British reality TV personality

Cameron Stout (born 8 March 1971) is a Scottish journalist and presenter for BBC Radio Orkney and the winner of Big Brother 2003. He received 1.9 million votes, 500,000 more than runner-up Ray Shah. Cameron is the elder brother of television and radio presenter Julyan Sinclair.

== Big Brother ==
Before the contest, Stout had worked as a fish trader for an American company in Orkney in Scotland. Stout was known for his strong evangelical Christian beliefs and was proud in admitting his virginity. For this, and his belief that sex should only take place within marriage, he was mocked by the British tabloid press as a 'bible basher'.

During his time in the Big Brother house Cameron was involved in a swap with the Big Brother Africa house. He swapped places with Big Brother Africa housemate Gaetano Kagwa. Cameron gained immunity from eviction for a period of two weeks.

== Subsequent media work ==
Stout later became a spokesman for the Hall of Clestrain in the BBC television series Restoration, and has also co-presented the BBC Scotland series Teen Commandments in 2004 with Edith Bowman. He has also stood in for Robbie Shepherd and Gary Innes on BBC Radio Scotland.

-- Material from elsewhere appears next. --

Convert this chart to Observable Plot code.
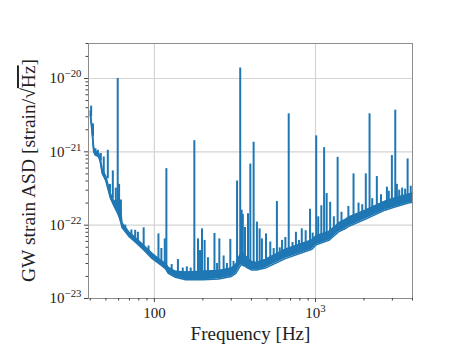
<!DOCTYPE html>
<html><head><meta charset="utf-8">
<script src="https://cdn.jsdelivr.net/npm/d3@7"></script>
<script src="https://cdn.jsdelivr.net/npm/@observablehq/plot@0.6"></script>
<style>body{margin:0;background:#fff} svg{display:block}</style>
</head><body><div id="chart"></div>
<script>
// Broadband noise floor (lower/upper edge of the dense band)
const bandFreq = [40, 41, 42, 43, 45, 46, 47.4, 50, 53.3, 56, 58.7, 60, 61.5, 63, 70, 76, 85, 97, 110, 117, 122, 135, 156, 200, 250, 300, 320, 335, 345, 360, 380, 400, 430, 488, 650, 950, 1010, 1209, 1400, 1534, 1600, 2032, 2698, 3000, 3765, 4000];
const bandLow  = [3.2e-21, 1.9e-21, 1.0e-21, 9.0e-22, 8.6e-22, 7.5e-22, 5.1e-22, 4.0e-22, 2.35e-22, 1.85e-22, 1.5e-22, 1.35e-22, 1.15e-22, 9.3e-23, 6.9e-23, 5.9e-23, 4.7e-23, 3.5e-23, 2.85e-23, 2.55e-23, 2.2e-23, 1.95e-23, 1.8e-23, 1.8e-23, 1.85e-23, 2.0e-23, 2.2e-23, 2.6e-23, 2.9e-23, 2.8e-23, 2.6e-23, 2.45e-23, 2.45e-23, 2.6e-23, 3.5e-23, 4.7e-23, 5.4e-23, 6.2e-23, 8.2e-23, 9.0e-23, 9.6e-23, 1.2e-22, 1.6e-22, 1.72e-22, 2.0e-22, 2.05e-22];
const bandHigh = [3.6e-21, 2.15e-21, 1.15e-21, 1.02e-21, 9.6e-22, 8.4e-22, 5.8e-22, 4.6e-22, 2.7e-22, 2.15e-22, 2.1e-22, 2.6e-22, 1.7e-22, 1.07e-22, 7.9e-23, 6.8e-23, 5.4e-23, 4.1e-23, 3.3e-23, 3.0e-23, 2.65e-23, 2.35e-23, 2.3e-23, 2.35e-23, 2.4e-23, 2.6e-23, 2.9e-23, 3.7e-23, 4.2e-23, 4.0e-23, 3.5e-23, 3.2e-23, 3.1e-23, 3.4e-23, 4.7e-23, 6.3e-23, 7.2e-23, 8.2e-23, 1.08e-22, 1.2e-22, 1.28e-22, 1.6e-22, 2.12e-22, 2.3e-22, 2.65e-22, 2.75e-22];

// Narrow spectral lines
const spikeFreq = [40.5, 41.6, 43.1, 44.6, 46.5, 48.5, 51.4, 53.0, 55.2, 57.6, 59.2, 60.4, 62.0, 66, 72, 76, 79, 85.8, 92, 106, 110.5, 116, 118.7, 128, 140, 150, 159, 168, 177, 186.5, 192, 197.5, 205, 215, 236, 245, 253, 269, 282, 296, 310, 326, 341, 348, 354, 365, 381, 394, 413, 433, 450, 465, 493, 524, 550, 576, 600, 620, 650, 682, 720, 756, 790, 822, 869, 925, 960, 1010, 1040, 1087, 1131, 1173, 1233, 1300, 1372, 1450, 1600, 1722, 1850, 1950, 2052, 2165, 2250, 2403, 2550, 2774, 2850, 2979, 3127, 3200, 3308, 3450, 3600, 3730, 3900];
const spikeBase = [3.0e-21, 1.6e-21, 9.0e-22, 8.8e-22, 7.5e-22, 4.6e-22, 4.3e-22, 2.8e-22, 2.3e-22, 1.8e-22, 1.6e-22, 1.5e-22, 1.1e-22, 8.5e-23, 6.8e-23, 6.3e-23, 5.9e-23, 5.0e-23, 4.2e-23, 3.3e-23, 3.1e-23, 2.8e-23, 2.7e-23, 2.3e-23, 2.1e-23, 2.0e-23, 2.0e-23, 2.0e-23, 2.0e-23, 2.0e-23, 2.0e-23, 2.0e-23, 2.0e-23, 2.0e-23, 2.1e-23, 2.1e-23, 2.1e-23, 2.2e-23, 2.2e-23, 2.3e-23, 2.4e-23, 2.6e-23, 3.0e-23, 3.3e-23, 3.3e-23, 3.1e-23, 2.9e-23, 2.7e-23, 2.7e-23, 2.8e-23, 2.8e-23, 2.9e-23, 3.0e-23, 3.2e-23, 3.4e-23, 3.5e-23, 3.7e-23, 3.8e-23, 4.0e-23, 4.1e-23, 4.3e-23, 4.5e-23, 4.7e-23, 4.9e-23, 5.1e-23, 5.4e-23, 5.6e-23, 6.0e-23, 6.2e-23, 6.5e-23, 6.7e-23, 6.9e-23, 7.5e-23, 8.0e-23, 9.0e-23, 9.5e-23, 1.05e-22, 1.15e-22, 1.25e-22, 1.3e-22, 1.4e-22, 1.45e-22, 1.5e-22, 1.6e-22, 1.7e-22, 1.85e-22, 1.9e-22, 2.0e-22, 2.1e-22, 2.1e-22, 2.15e-22, 2.2e-22, 2.25e-22, 2.3e-22, 2.4e-22];
const spikePeak = [4.2e-21, 2.4e-21, 1.1e-21, 1.05e-21, 9.5e-22, 8.5e-22, 1.05e-21, 3.6e-22, 5.5e-22, 3.2e-22, 1.0e-20, 3.6e-22, 2.2e-22, 1.0e-22, 8.6e-23, 8.5e-23, 8.0e-23, 9.2e-23, 5.2e-23, 7.6e-23, 4.8e-23, 6.5e-23, 5.9e-22, 2.9e-23, 3.4e-23, 2.6e-23, 2.7e-23, 2.6e-23, 1.42e-21, 6.5e-23, 4.5e-23, 8.9e-23, 6.2e-23, 3.6e-23, 7.7e-23, 3.0e-23, 6.5e-23, 3.8e-23, 3.0e-23, 6.4e-23, 3.2e-23, 4.0e-22, 1.39e-20, 1.6e-22, 1.4e-22, 9.3e-23, 1.43e-22, 6.8e-22, 1.35e-21, 1.1e-22, 8.9e-23, 6.5e-23, 7.6e-23, 5.9e-23, 4.8e-23, 2.1e-22, 4.9e-23, 6.2e-23, 6.8e-23, 3.3e-21, 5.8e-23, 8.0e-23, 6.2e-23, 8.9e-23, 8.4e-23, 1.65e-22, 7.8e-23, 1.65e-21, 1.3e-22, 1.84e-22, 1.14e-21, 2.7e-22, 2.05e-22, 1.3e-22, 8.4e-22, 1.5e-22, 1.8e-22, 5.0e-22, 2.0e-22, 1.9e-22, 5.0e-22, 3.3e-21, 2.3e-22, 4.6e-22, 2.6e-22, 3.3e-22, 2.9e-22, 8.9e-22, 3.7e-21, 3.6e-22, 3.0e-22, 3.2e-22, 3.1e-22, 8.0e-22, 3.4e-22];

// Ticks
const xMajorTicks = [100, 1000];
const xTickLabels = ["100", "10^3"];
const xMinorTicks = [40, 50, 60, 70, 80, 90, 200, 300, 400, 500, 600, 700, 800, 900, 2000, 3000, 4000];
const yMajorTicks = [1e-23, 1e-22, 1e-21, 1e-20];
const yTickLabels = ["10^\u221223", "10^\u221222", "10^\u221221", "10^\u221220"];
const yMinorTicks = [2e-23, 3e-23, 4e-23, 5e-23, 6e-23, 7e-23, 8e-23, 9e-23, 2e-22, 3e-22, 4e-22, 5e-22, 6e-22, 7e-22, 8e-22, 9e-22, 2e-21, 3e-21, 4e-21, 5e-21, 6e-21, 7e-21, 8e-21, 9e-21, 2e-20, 3e-20];

const band = bandFreq.map((f, i) => ({f, lo: bandLow[i], hi: bandHigh[i]}));
const spikes = spikeFreq.map((f, i) => ({f, base: spikeBase[i], peak: spikePeak[i]}));

const blue = "#1f77b4";
const font = "'Liberation Serif', 'DejaVu Serif', serif";

const svg = Plot.plot({
  width: 474, height: 355,
  marginLeft: 88, marginRight: 62, marginTop: 43, marginBottom: 57,
  style: {fontFamily: font, fontSize: "15px", background: "white", color: "#222"},
  x: {type: "log", domain: [39, 4000]},
  y: {type: "log", domain: [1e-23, 3e-20]},
  marks: [
    Plot.gridX(xMajorTicks, {stroke: "#d4d4d4", strokeOpacity: 1, strokeWidth: 1.2}),
    Plot.gridY(yMajorTicks, {stroke: "#d4d4d4", strokeOpacity: 1, strokeWidth: 1.2}),
    Plot.areaY(band, {x: "f", y1: "lo", y2: "hi", fill: blue}),
    Plot.lineY(band, {x: "f", y: "lo", stroke: blue, strokeWidth: 1.5}),
    Plot.lineY(band, {x: "f", y: "hi", stroke: blue, strokeWidth: 1.5}),
    Plot.ruleX(spikes, {x: "f", y1: "base", y2: "peak", stroke: blue, strokeWidth: 2}),
    Plot.frame({stroke: "#8c8c8c", strokeWidth: 1}),
    Plot.axisX(xMinorTicks, {tickSize: 2.5, tickFormat: () => "", label: null, stroke: "#444"}),
    Plot.axisX(xMajorTicks, {tickSize: 4, tickPadding: 5, label: null, stroke: "#444",
      tickFormat: d => xTickLabels[xMajorTicks.indexOf(d)]}),
    Plot.axisY(yMinorTicks, {tickSize: 2.5, tickFormat: () => "", label: null, stroke: "#444"}),
    Plot.axisY(yMajorTicks, {tickSize: 4, tickPadding: 3, label: null, stroke: "#444",
      tickFormat: d => yTickLabels[yMajorTicks.indexOf(d)]})
  ]
});

// Turn "10^e" labels into base + superscript tspans; serif everywhere
d3.select(svg).selectAll("g").attr("font-family", font);
d3.select(svg).selectAll("text").attr("font-family", font).each(function () {
  const t = this.textContent;
  if (t.includes("^")) {
    const [b, e] = t.split("^");
    const sel = d3.select(this);
    sel.text(null);
    sel.append("tspan").text(b);
    sel.append("tspan").attr("dy", "-0.55em").attr("font-size", "0.72em").text(e);
  }
});

// Axis titles
const s = d3.select(svg);
s.append("text")
  .attr("x", 250.5).attr("y", 340)
  .attr("text-anchor", "middle")
  .attr("font-family", font).attr("font-size", 19).attr("fill", "#222")
  .text("Frequency [Hz]");
const yl = s.append("text")
  .attr("transform", "translate(35,170.5) rotate(-90)")
  .attr("text-anchor", "middle")
  .attr("font-family", font).attr("font-size", 19.5).attr("fill", "#222");
yl.append("tspan").text("GW strain ASD [strain/\u221A");
yl.append("tspan").style("text-decoration", "overline").text("Hz");
yl.append("tspan").text("]");

document.getElementById("chart").appendChild(svg);
</script>
</body></html>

Stout writes regular columns for The Sunday Post and the Aberdeen Evening Express, plus a guest column for The Sunday Post, when Big Brother is on air in the UK. He has appeared in pantomime in Aberdeen and Glasgow and is involved with various charitable events.

In 2004, Cameron was a judge at the Bridge of Don Academy Talent Show.

Stout is currently a journalist and presenter at BBC Radio Orkney in Orkney, Scotland.

In 2004, Stromness Museum opened an exhibition about Stout's times in the Big Brother house. Objects included in the display include his letter of acceptance and his suitcase.

In January 2008, Stout was preparing for an overland trip to China, called Paisley – Peking, with Alex Richards. They aimed to use the trip as a fund-raiser for the Glasgow-based charity, Sanctuary in the city.